Viekira contains the same medications as Technivie, plus the drug dasabuvir.
Publishing their findings in the Journal of Hepatology, researchers conducted an analysis of 12 Phase II or III clinical trials of the two regimens that included individuals with Child-Pugh A cirrhosis.
The analysis included the PEARL-1, AGATE-I and -II and GIFT-I and -II trials, in which people with genotype 1b, 2 and 4 of hep C received Technivie for 12, 16 or 24 weeks; the TURQUOISE-II -III and -IV, TOPAZ-I, -II and -III and TOPAZ-VA trials received the Viekira regimen for 12 or 24 weeks. In some treatment arms in these trials participants received ribavirin.
The pooled safety analysis included 1,066 people with cirrhosis. A total of 31.1 percent were treated with Technivie with or without ribavirin while 68.9 percent were treated with the Viekira regimen with or without ribavirin. A total of 32.5 percent of the cohort members were female and 17.4 percent were age 65 or older. The median body-mass index was 27.2. Eighty-two percent of the cohort had genotype 1 of hep C. Forty-five percent were being treated for the virus for the first time.
According to the Child-Pugh scoring system, a score of 5 or 6 indicates Child-Pugh A cirrhosis, or an 85 percent chance of surviving for two years; a score of 7 to 9 indicates Child-Pugh B cirrhosis, or a 57 percent chance of surviving for two years; and a score of 10 to 15 indicates Child-Pugh C cirrhosis, or a 35 percent chance of surviving for two years.
Before treatment, 85.6 percent of the study cohort had a Child-Pugh score of 5, 12.5 percent had a score of 6 and 1.8 percent had a score of 7 or 8.
The rates of indicators of decompensated, or more advanced, cirrhosis were very low: a respective 0.3 percent, 0.4 percent and 8.5 percent had a history of ascites, hepatic encephalopathy or esophageal varices.
On treatment, only a respective 5.3 percent and 2.2 percent of the study cohort experienced serious adverse health events that led them to stop treatment.

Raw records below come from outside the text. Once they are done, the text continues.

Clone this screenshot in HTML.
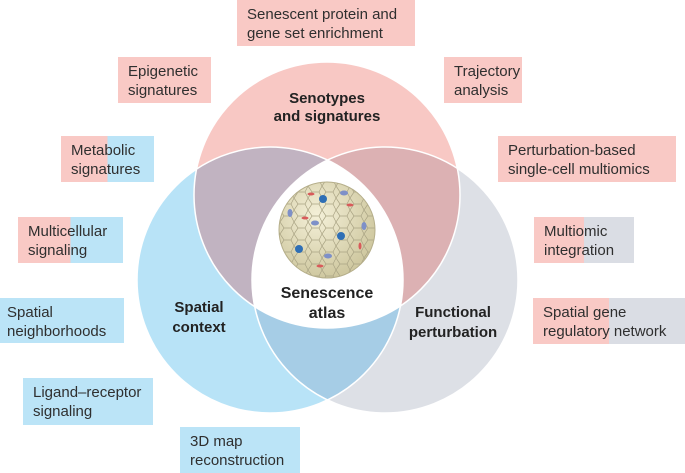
<!DOCTYPE html>
<html><head><meta charset="utf-8"><style>
body{margin:0;width:685px;height:473px;background:#fff;position:relative;overflow:hidden;font-family:"Liberation Sans",sans-serif;}
.b{position:absolute;box-sizing:border-box;padding:5px 0 0 10px;font-size:15px;line-height:19px;color:#2f2f2f;white-space:nowrap}
.p{background:#f9c9c5}.s{background:#bbe4f7}.g{background:#dadde4}
svg{position:absolute;left:0;top:0}
</style></head><body>
<svg width="685" height="473">
<defs>
<clipPath id="cT"><circle cx="327" cy="195" r="133"/></clipPath>
<clipPath id="cL"><circle cx="270" cy="280" r="133"/></clipPath>
<clipPath id="cR"><circle cx="385" cy="280" r="133"/></clipPath>
<radialGradient id="sg" cx="40%" cy="35%" r="65%"><stop offset="0" stop-color="#f4f0d8"/><stop offset="1" stop-color="#cfc8a0"/></radialGradient>
<pattern id="cells" width="14" height="12" patternUnits="userSpaceOnUse"><path d="M0 6 L4 0 L11 0 L14 6 L11 12 L4 12 Z" fill="none" stroke="#a9a383" stroke-width="0.7"/></pattern>
</defs>
<circle cx="327" cy="195" r="133" fill="#f8c8c4"/>
<circle cx="270" cy="280" r="133" fill="#b8e3f7"/>
<circle cx="385" cy="280" r="133" fill="#dde0e6"/>
<g clip-path="url(#cT)"><circle cx="270" cy="280" r="133" fill="#c1b3c1"/><circle cx="385" cy="280" r="133" fill="#dcb1b3"/></g>
<g clip-path="url(#cL)"><circle cx="385" cy="280" r="133" fill="#a6cde6"/></g>
<g clip-path="url(#cT)"><g clip-path="url(#cL)"><circle cx="385" cy="280" r="133" fill="#fff"/></g></g>
<g fill="none" stroke="#fff" stroke-width="1.5">
<circle cx="327" cy="195" r="133"/><circle cx="270" cy="280" r="133"/><circle cx="385" cy="280" r="133"/></g>
<circle cx="327" cy="230" r="48" fill="url(#sg)"/>
<circle cx="327" cy="230" r="48" fill="url(#cells)"/>
<circle cx="327" cy="230" r="48" fill="none" stroke="#b5ae8a" stroke-width="1"/>
<g fill="#2f6fb5"><circle cx="323" cy="199" r="4"/><circle cx="341" cy="236" r="4"/><circle cx="299" cy="249" r="4"/></g>
<g fill="#7e90c8"><ellipse cx="344" cy="193" rx="4" ry="2.5"/><ellipse cx="290" cy="213" rx="2.5" ry="4"/><ellipse cx="315" cy="223" rx="4" ry="2.5"/><ellipse cx="364" cy="226" rx="2.5" ry="4"/><ellipse cx="328" cy="256" rx="4" ry="2.5"/></g>
<g fill="#d85a5a"><ellipse cx="311" cy="194" rx="3.5" ry="1.5"/><ellipse cx="350" cy="205" rx="3.5" ry="1.5"/><ellipse cx="305" cy="218" rx="3.5" ry="1.5"/><ellipse cx="360" cy="246" rx="1.5" ry="3.5"/><ellipse cx="320" cy="266" rx="3.5" ry="1.5"/></g>
<g font-family="Liberation Sans,sans-serif" font-weight="bold" font-size="15" fill="#222" text-anchor="middle">
<text x="327" y="103">Senotypes</text><text x="327" y="121">and signatures</text>
<text x="199" y="312">Spatial</text><text x="199" y="332">context</text>
<text x="453" y="317">Functional</text><text x="453" y="337">perturbation</text>
<text x="327" y="298" font-size="16">Senescence</text><text x="327" y="318" font-size="16">atlas</text>
</g>
</svg>
<div class="b p" style="left:237px;top:0;width:178px;height:46px">Senescent protein and<br>gene set enrichment</div>
<div class="b p" style="left:118px;top:57px;width:93px;height:46px">Epigenetic<br>signatures</div>
<div class="b p" style="left:444px;top:57px;width:78px;height:46px">Trajectory<br>analysis</div>
<div class="b" style="left:61px;top:136px;width:93px;height:46px;background:linear-gradient(90deg,#f9c9c5 50%,#bbe4f7 50%)">Metabolic<br>signatures</div>
<div class="b p" style="left:498px;top:136px;width:178px;height:46px">Perturbation-based<br>single-cell multiomics</div>
<div class="b" style="left:18px;top:217px;width:105px;height:46px;background:linear-gradient(90deg,#f9c9c5 50%,#bbe4f7 50%)">Multicellular<br>signaling</div>
<div class="b" style="left:534px;top:217px;width:100px;height:46px;background:linear-gradient(90deg,#f9c9c5 50%,#dadde4 50%)">Multiomic<br>integration</div>
<div class="b s" style="left:0;top:298px;width:124px;height:45px;padding-left:7px">Spatial<br>neighborhoods</div>
<div class="b" style="left:533px;top:298px;width:152px;height:46px;background:linear-gradient(90deg,#f9c9c5 50%,#dadde4 50%)">Spatial gene<br>regulatory network</div>
<div class="b s" style="left:23px;top:378px;width:130px;height:47px">Ligand–receptor<br>signaling</div>
<div class="b s" style="left:180px;top:427px;width:120px;height:46px">3D map<br>reconstruction</div>
</body></html>
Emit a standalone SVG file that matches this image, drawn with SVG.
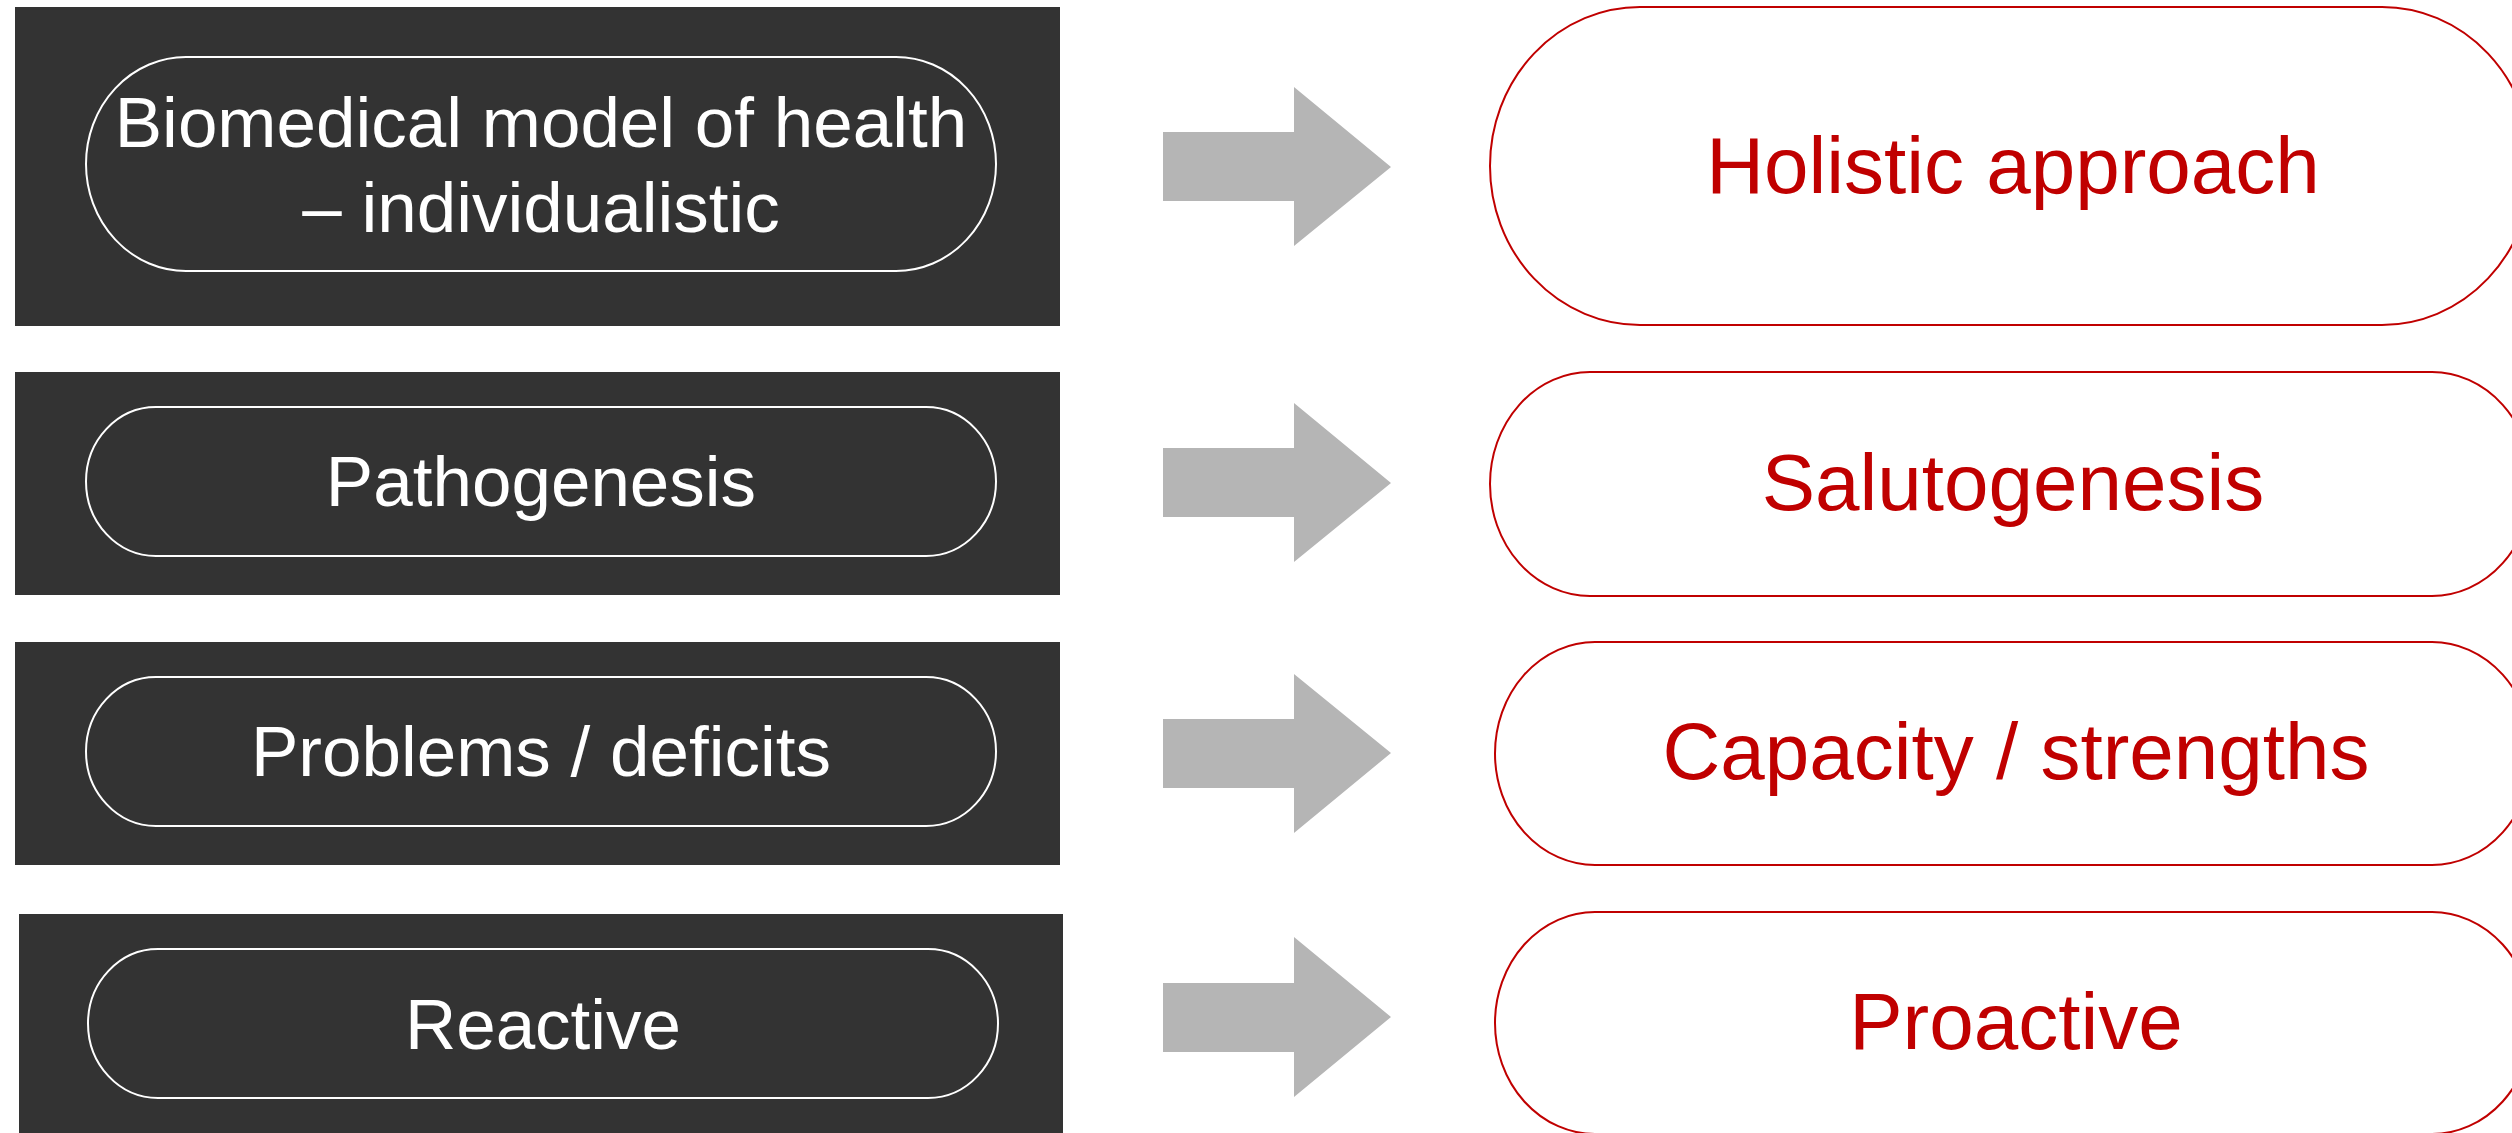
<svg xmlns="http://www.w3.org/2000/svg" width="2512" height="1133" viewBox="0 0 2512 1133">
<style>
.bg{fill:#333333}
.lp{fill:none;stroke:#FFFFFF;stroke-width:2}
.rp{fill:#FFFFFF;stroke:#C00000;stroke-width:2}
.lt{font-family:"Liberation Sans",Arial,sans-serif;font-size:71px;fill:#FFFFFF;text-anchor:middle}
.rt{font-family:"Liberation Sans",Arial,sans-serif;font-size:80px;fill:#C00000;text-anchor:middle}
.ar{fill:#B5B5B5}
</style>
<rect width="2512" height="1133" fill="#FFFFFF"/>
<g id="left1">
<rect class="bg" x="15" y="7" width="1045" height="319"/>
<rect class="lp" x="86" y="57" width="910" height="214" rx="100" ry="107"/>
<text class="lt" x="541" y="147">Biomedical model of health</text>
<text class="lt" x="541" y="232">– individualistic</text>
</g>
<g id="left2">
<rect class="bg" x="15" y="372" width="1045" height="223"/>
<rect class="lp" x="86" y="407" width="910" height="149" rx="70" ry="74.5"/>
<text class="lt" x="541" y="506">Pathogenesis</text>
</g>
<g id="left3">
<rect class="bg" x="15" y="642" width="1045" height="223"/>
<rect class="lp" x="86" y="677" width="910" height="149" rx="70" ry="74.5"/>
<text class="lt" x="541" y="776">Problems / deficits</text>
</g>
<g id="left4">
<rect class="bg" x="19" y="914" width="1044" height="219"/>
<rect class="lp" x="88" y="949" width="910" height="149" rx="70" ry="74.5"/>
<text class="lt" x="543" y="1049">Reactive</text>
</g>
<g id="connectors">
<polygon class="ar" points="1163,132 1294,132 1294,87 1391,167 1294,246 1294,201 1163,201"/>
<polygon class="ar" points="1163,448 1294,448 1294,403 1391,483 1294,562 1294,517 1163,517"/>
<polygon class="ar" points="1163,719 1294,719 1294,674 1391,753 1294,833 1294,788 1163,788"/>
<polygon class="ar" points="1163,983 1294,983 1294,937 1391,1017 1294,1097 1294,1052 1163,1052"/>
</g>
<g id="right1">
<rect class="rp" x="1490" y="7" width="1042" height="318" rx="150" ry="159"/>
<text class="rt" x="2013" y="193">Holistic approach</text>
</g>
<g id="right2">
<rect class="rp" x="1490" y="372" width="1042" height="224" rx="100" ry="112"/>
<text class="rt" x="2013" y="510">Salutogenesis</text>
</g>
<g id="right3">
<rect class="rp" x="1495" y="642" width="1037" height="223" rx="100" ry="111.5"/>
<text class="rt" x="2016" y="779">Capacity / strengths</text>
</g>
<g id="right4">
<rect class="rp" x="1495" y="912" width="1037" height="222" rx="100" ry="111"/>
<text class="rt" x="2016" y="1049">Proactive</text>
</g>
</svg>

Just 13 individuals, or 1.2 percent of the total cohort, experienced a new adverse health event while on treatment that was consistent with decompensated cirrhosis, including eight cases of ascites, four cases of esophageal variceal hemorrhage and two cases of hepatic encephalopathy. Eleven of these individuals received ribavirin. This rate of development of decompensated cirrhosis was similar to rates seen previously in untreated individuals.